I'm afraid the SCOTUS did not do "exactly that" in that case, if by "exactly that" you mean what I meant, namely "internment of the Japanese population". All they did is rule that it is constitutional for Japanese Americans to be "excluded from certain areas on the West Coast" where military installations existed.

At no time in the history of this country has any court ruled that it was permissible for the president to set up a prison camp system for Japanese Americans not accused of a crime. On the contrary, the SCOTUS at about the same time as Korematsu ruled the camps unconstitutional in ex parte Endo.

And of course Korematsu is completely irrelevant to Padilla and was never even brought up by the prosecutor in his case.

It surprises me that anybody would use the Japanese internment camps as a reason not to get too concerned about Padilla. The logic here escapes me.

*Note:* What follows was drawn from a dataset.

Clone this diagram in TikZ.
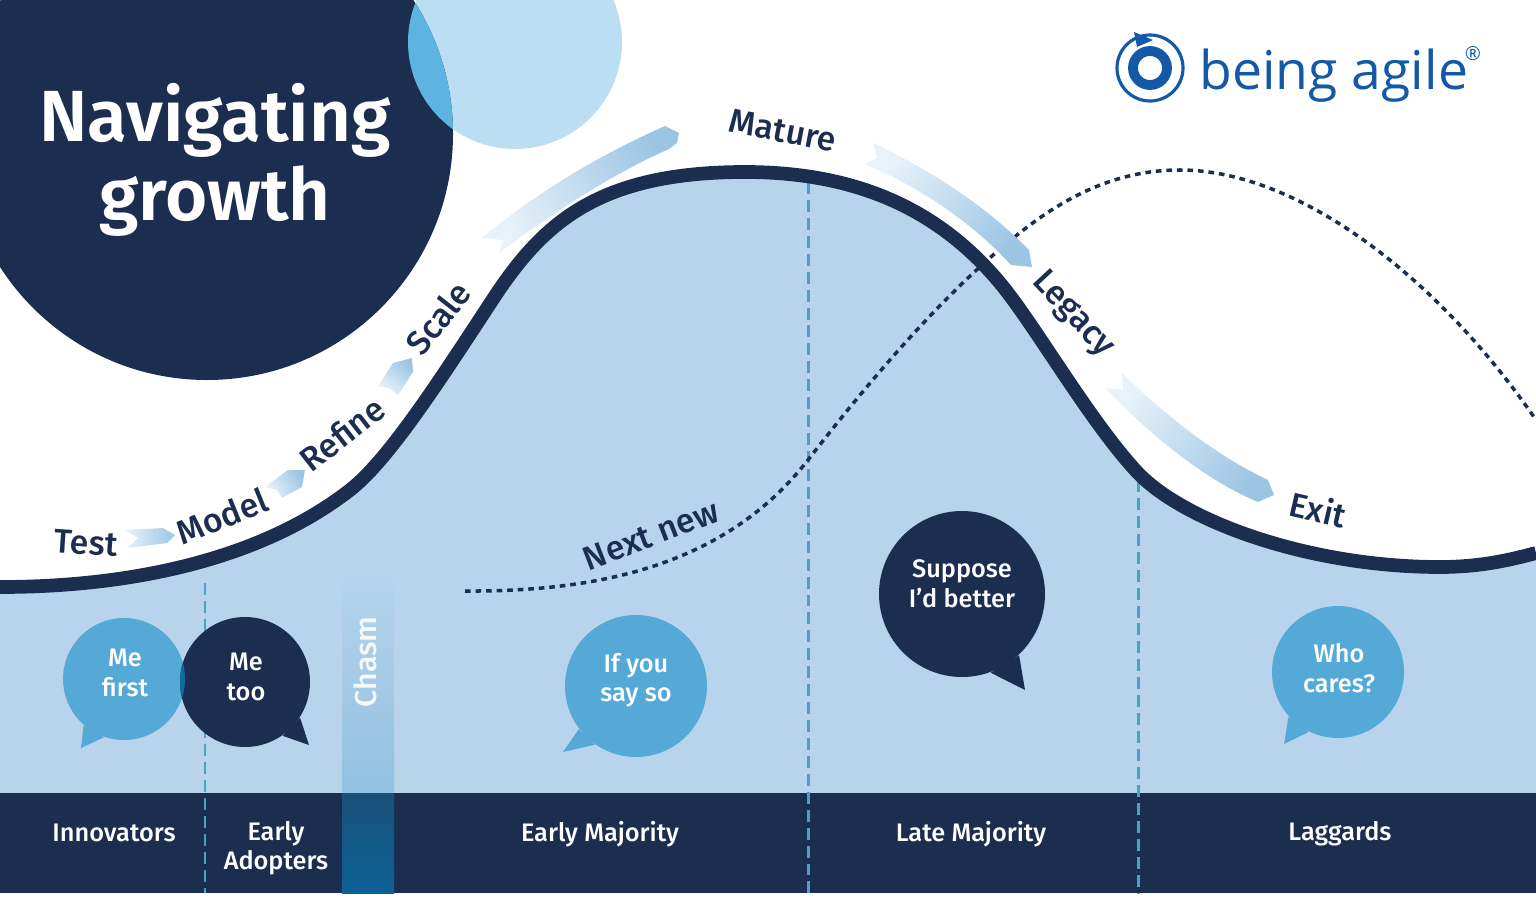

And again, my larger point is this: the power granted by Padilla to the president in the current "war on terror" context is way beyond any legal precedent. There is nothing in the Padilla case that ensures that Padilla will ever be released, since the "war on terror" has no definable end. And the same goes for any other "enemy combatant" which could be anybody, because "terror" is the enemy.

Quote:
KOREMATSU v. UNITED STATES

No. 22

SUPREME COURT OF THE UNITED STATES

323 U.S. 214; 65 S. Ct. 193; 89 L. Ed. 194; 1944

The exclusion of citizens of Japanese extraction from certain areas on the West Coast at the beginning of the war with Japan, as authorized by congressional enactment (Act of March 21, 1942) and Executive Order (9066), was a valid exercise of the war power at the time these laws went into effect, even as applied to a citizen of Japanese extraction whose loyalty to the United States was unquestioned, where at that time invasion by Japan was threatened, every possible precaution against espionage and sabotage was necessary, and it was impossible, in the short time available, to separate the loyal from the disloyal Japanese.
Quote:
EX PARTE MITSUYE ENDO

No. 70

SUPREME COURT OF THE UNITED STATES

323 U.S. 283; 65 S. Ct. 208; 89 L. Ed. 243; 1944 U.S.

The War Relocation Authority is without power to detain in one of its relocation centers a Japanese citizen whose loyalty to the United States is unquestioned, or to condition the release of such citizen upon her compliance with regulations and restrictions regarding leave clearance and other conditions of resettlement, in the light of the statute (Act of March 21, 1942) and the Executive Orders (9066, 9102) forming the basis of the Japanese evacuation program, where at best the power of detention under these statutes and orders is granted only by implication, and their sole object and purpose is, not to combat community hostility to Japanese, but to protect the United States against espionage or sabotage in time of war.